Конечно, я сам не был безгрешным ангелом и мог — как ни следил за собой — допустить в каком-нибудь споре (а они бывали) резкое или обидное слово. Но в ответ на неизбежный укоризненный взгляд я немедленно извинялся. Мне кажется, что такое поведение еще больше укрепляло доверие ко мне, чем если бы я был «сверхбезупречным». Помню, я крупно поговорил с пожилым, лет 50, осетином, который повздорил с грузином — соседом по нарам. Разговор пошел на повышенных тонах, и я сгоряча вдруг обозвал осетина обидной кличкой. И фронт переменился. Осетин, годившийся мне в отцы, стал стыдить меня, говоря, что от меня он такого не ожидал, что мне негоже вести себя как другим, не понимающим, как это обидно слышать советскому человеку, и т. д. Я опомнился и долго просил у него прощения, дал обещание, что в последний раз я допустил такой оскорбительный выпад. Я свое обещание сдержал. Случай этот послужил мне полезным уроком!
Зимою 1944/45 г. и нам и немцам стало ясно, что военный крах Германии близок. Начались сражения на коренной территории Германии. В городе и на фабрике появились беженцы с Востока и с Запада. Фашистские власти зверствовали. Участились сообщения в немецких газетах о применении смертной казни за дезертирство. И хотя многие гражданские немцы и охрана лагеря все еще на словах надеялись на «секретное оружие» Гитлера, которое якобы должно было вскоре изменить ход войны, но чувствовалось их подавленное настроение. Газеты и стены домов запестрели лозунгами: «Sieg oder Sibir» — «Победа или Сибирь», «Берлин никогда не станет русским, Вена снова будет немецкой» (после взятия Вены Красной Армией) и т. п.
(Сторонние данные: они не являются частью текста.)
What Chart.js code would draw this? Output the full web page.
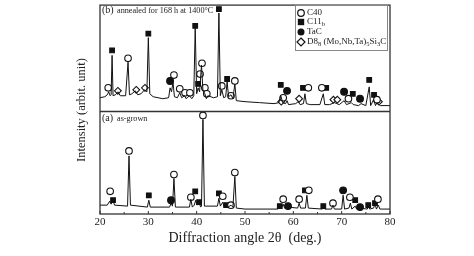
<!DOCTYPE html>
<html>
<head>
<meta charset="utf-8">
<script src="https://cdn.jsdelivr.net/npm/chart.js@4.4.0/dist/chart.umd.min.js"></script>
<style>
  html, body { margin: 0; padding: 0; background: #fff; }
  #wrap { width: 474px; height: 256px; }
</style>
</head>
<body>
<div id="wrap"><canvas id="xrd" width="474" height="256"></canvas></div>
<script>
// (b) annealed pattern, [2theta, intensity]
var annealed = [
  [20, 118], [21, 119], [21.5, 121], [21.8, 124], [22.1, 120], [22.3, 121], [22.5, 161], [22.7, 120],
  [23.2, 121], [23.7, 124], [24.2, 120], [25.3, 120], [25.8, 154], [26.1, 121], [26.6, 122], [27.3, 125],
  [27.8, 121], [28.5, 122], [29.2, 126], [29.7, 124], [30.0, 179], [30.3, 122], [31, 119], [33, 117],
  [34.2, 118], [34.5, 128], [34.8, 124], [35.1, 134], [35.4, 119], [36, 118], [36.5, 123], [36.9, 118],
  [37.5, 120], [37.8, 117], [38.5, 120], [39.0, 117], [39.4, 120], [39.7, 189], [40.0, 122], [40.3, 128],
  [40.6, 124], [41.0, 151], [41.3, 125], [41.7, 122], [42.0, 117], [42.3, 120], [43.5, 118], [44.3, 119],
  [44.6, 204], [44.9, 120], [45.2, 126], [45.6, 118], [46.0, 119], [46.3, 134], [46.6, 119], [47.1, 121],
  [47.5, 117], [47.9, 132], [48.2, 115], [50, 114], [53, 113], [56, 112], [57.0, 113], [57.4, 120],
  [57.8, 113], [58.4, 112], [58.7, 115], [59.0, 111], [60.5, 112], [61.0, 114], [61.4, 111], [62.1, 112],
  [62.4, 122], [62.7, 112], [63.5, 111], [65.5, 111], [66.2, 122], [66.5, 111], [67.5, 111], [68.5, 113],
  [69.0, 112], [69.5, 111], [70.5, 115], [71.0, 111], [72.0, 113], [72.4, 111], [73.5, 110], [74.0, 112],
  [75.0, 110], [75.7, 129], [76.0, 110], [76.6, 116], [77.0, 110], [77.3, 113], [78, 110], [80, 110]
];

// (a) as-grown pattern
var asGrown = [
  [20, 9], [21.5, 9], [22.0, 13], [22.3, 10], [22.7, 14], [23.0, 9], [25.7, 8], [26.0, 59], [26.3, 9],
  [29.8, 7], [30.1, 14], [30.4, 7], [34.4, 7], [34.7, 11], [35.0, 8], [35.3, 36], [35.6, 7], [38.5, 7],
  [38.8, 15], [39.1, 7], [39.5, 9], [39.8, 14], [40.1, 9], [40.5, 13], [40.8, 7], [41.0, 8], [41.3, 96],
  [41.6, 8], [44.3, 8], [44.6, 16], [44.9, 8], [45.4, 12], [45.7, 7], [46.1, 9], [46.5, 7], [47.1, 9],
  [47.5, 7], [47.9, 38], [48.2, 6], [50, 5], [56.8, 5], [57.2, 8], [57.5, 6], [57.9, 10], [58.2, 6],
  [58.9, 7], [60.9, 6], [61.2, 11], [61.5, 6], [62.5, 6], [62.8, 19], [63.1, 6], [66.0, 5], [66.2, 7],
  [66.5, 5], [67.9, 5], [68.2, 9], [68.5, 5], [70.0, 5], [70.3, 19], [70.6, 5], [71.5, 6], [71.8, 11],
  [72.1, 5], [72.8, 8], [73.1, 5], [73.8, 6], [75.3, 5], [75.5, 8], [75.8, 5], [76.6, 6], [76.9, 10],
  [77.2, 5], [77.6, 9], [77.9, 5], [80, 5]
];

// phase markers
var c40 = [
  [21.7, 128], [25.8, 158], [35.3, 141], [36.5, 127], [37.6, 123], [38.6, 123], [40.7, 142], [41.1, 153],
  [41.7, 128], [42.1, 122], [45.2, 130], [47.1, 120], [47.9, 135], [57.9, 118], [63.1, 128], [65.9, 128],
  [71.4, 117], [77.3, 116],
  [22.1, 23], [26.0, 64], [35.3, 40], [38.8, 17], [41.3, 100], [45.4, 18], [47.1, 9], [47.9, 42],
  [57.9, 15], [61.2, 15], [63.2, 24], [68.2, 11], [71.7, 17], [77.5, 15]
];
var c11b = [
  [22.5, 166], [30.0, 183], [39.7, 191], [40.3, 132], [44.6, 208], [46.3, 137], [57.4, 131], [62.0, 128],
  [66.8, 128], [72.3, 122], [75.7, 136], [76.7, 121],
  [22.7, 14], [30.1, 19], [39.7, 23], [40.5, 12], [44.6, 21], [46.1, 9], [57.2, 8], [62.4, 24],
  [66.2, 8], [72.8, 14], [75.5, 9], [76.9, 11]
];
var tac = [
  [34.5, 135], [58.7, 125], [70.5, 124], [73.8, 117],
  [34.7, 14], [58.9, 8], [70.3, 24], [73.8, 7]
];
var d88 = [
  [23.7, 125], [27.5, 126], [29.3, 128], [57.5, 114], [61.2, 117], [68.3, 116], [69.1, 116], [77.7, 114]
];
var divider = [[20, 104], [80, 104]];

function pts(arr) {
  return arr.map(function (p) { return { x: p[0], y: p[1] }; });
}

var serif = '"Liberation Serif", "DejaVu Serif", serif';

function sub(ctx, parts, x, y, size) {
  // parts: [text, isSub]
  parts.forEach(function (p) {
    ctx.font = (p[1] ? size * 0.72 : size) + 'px ' + serif;
    ctx.fillText(p[0], x, p[1] ? y + size * 0.3 : y);
    x += ctx.measureText(p[0]).width;
  });
}

var decor = {
  id: 'decor',
  afterDraw: function (chart) {
    var ctx = chart.ctx, a = chart.chartArea, xs = chart.scales.x;
    ctx.save();
    // frame
    ctx.strokeStyle = '#333';
    ctx.lineWidth = 1.3;
    ctx.strokeRect(a.left, a.top, a.right - a.left, a.bottom - a.top);
    // inward ticks
    ctx.lineWidth = 1;
    for (var t = 20; t <= 80; t += 5) {
      var px = xs.getPixelForValue(t);
      ctx.beginPath();
      ctx.moveTo(px, a.bottom);
      ctx.lineTo(px, a.bottom - (t % 10 === 0 ? 3 : 2));
      ctx.stroke();
    }
    ctx.fillStyle = '#222';
    ctx.textBaseline = 'middle';
    ctx.textAlign = 'left';
    ctx.font = '10px ' + serif;
    ctx.fillText('(b)', a.left + 2, 10);
    ctx.fillText('(a)', a.left + 2, 118);
    ctx.font = '8.2px ' + serif;
    ctx.fillText('annealed for 168 h at 1400\u00B0C', a.left + 17, 10.5);
    ctx.fillText('as-grown', a.left + 17, 118.5);

    // legend
    ctx.strokeStyle = '#888';
    ctx.lineWidth = 1;
    ctx.strokeRect(295.5, 5.5, 92, 45);
    var lx = 301, ly = [13, 22, 32, 42];
    ctx.strokeStyle = '#111';
    ctx.lineWidth = 1.2;
    ctx.fillStyle = '#fff';
    ctx.beginPath(); ctx.arc(lx, ly[0], 3.3, 0, Math.PI * 2); ctx.fill(); ctx.stroke();
    ctx.fillStyle = '#111';
    ctx.fillRect(lx - 3.2, ly[1] - 3.2, 6.4, 6.4);
    ctx.beginPath(); ctx.arc(lx, ly[2], 3.5, 0, Math.PI * 2); ctx.fill();
    ctx.fillStyle = '#fff';
    ctx.beginPath();
    ctx.moveTo(lx, ly[3] - 4); ctx.lineTo(lx + 4, ly[3]); ctx.lineTo(lx, ly[3] + 4); ctx.lineTo(lx - 4, ly[3]);
    ctx.closePath(); ctx.fill(); ctx.stroke();
    ctx.fillStyle = '#222';
    var tx = 307;
    sub(ctx, [['C40', false]], tx, ly[0], 9);
    sub(ctx, [['C11', false], ['b', true]], tx, ly[1], 9);
    sub(ctx, [['TaC', false]], tx, ly[2], 9);
    sub(ctx, [['D8', false], ['8', true], [' (Mo,Nb,Ta)', false], ['5', true], ['Si', false], ['3', true], ['C', false]], tx, ly[3], 9);

    // y title
    ctx.translate(82, 110);
    ctx.rotate(-Math.PI / 2);
    ctx.textAlign = 'center';
    ctx.font = '12.5px ' + serif;
    ctx.fillText('Intensity (arbit. unit)', 0, 0);
    ctx.restore();
  }
};

function markers(arr, style, fill, r) {
  return {
    type: 'scatter',
    data: pts(arr),
    showLine: false,
    pointStyle: style,
    pointRadius: r,
    pointBackgroundColor: fill,
    pointBorderColor: '#111',
    pointBorderWidth: 1.1
  };
}

new Chart(document.getElementById('xrd'), {
  type: 'line',
  data: {
    datasets: [
      { data: pts(annealed), borderColor: '#111', borderWidth: 1, pointRadius: 0, tension: 0 },
      { data: pts(asGrown), borderColor: '#111', borderWidth: 1, pointRadius: 0, tension: 0 },
      { data: pts(divider), borderColor: '#333', borderWidth: 1.3, pointRadius: 0 },
      markers(c40, 'circle', '#fff', 3.3),
      markers(c11b, 'rect', '#111', 3.3),
      markers(tac, 'circle', '#111', 3.4),
      markers(d88, 'rectRot', '#fff', 3.4)
    ]
  },
  options: {
    responsive: false,
    animation: false,
    events: [],
    layout: { padding: { left: 100, right: 84, top: 2, bottom: 0 } },
    plugins: { legend: { display: false }, tooltip: { enabled: false } },
    scales: {
      x: {
        type: 'linear',
        min: 20,
        max: 80,
        grid: { display: false, drawTicks: false },
        border: { display: false },
        ticks: {
          stepSize: 10,
          padding: 2,
          color: '#222',
          font: { family: serif, size: 11 }
        },
        title: {
          display: true,
          text: 'Diffraction angle 2\u03B8  (deg.)',
          color: '#222',
          font: { family: serif, size: 14 },
          padding: { top: 0, bottom: 9 }
        },
        afterFit: function (s) { s.height = 42; }
      },
      y: {
        display: false,
        min: 0,
        max: 212
      }
    }
  },
  plugins: [decor]
});
</script>
</body>
</html>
Фашистские власти проводили тотальную мобилизацию. В ополчение призывали всех мужчин от 16, даже от 14 лет до 70. Их вооружали противотанковой ручной ракетой — «Фаустпатроном», отчего, как мы узнали после освобождения, в Красной Армии их прозвали фаустниками. Пошерстили и охрану нашего лагеря. Всех, у кого руки и ноги были целы, отправили на фронт. Один охранник — местный зебницкий, лет 50, отец семи детей, помню его фамилию — Хольфельд — вдруг сказал мне (по-немецки, естественно): «Отправляют меня под Вену. Сразу же сдамся в плен русским». Охрана лагеря теперь сплошь состояла из инвалидов.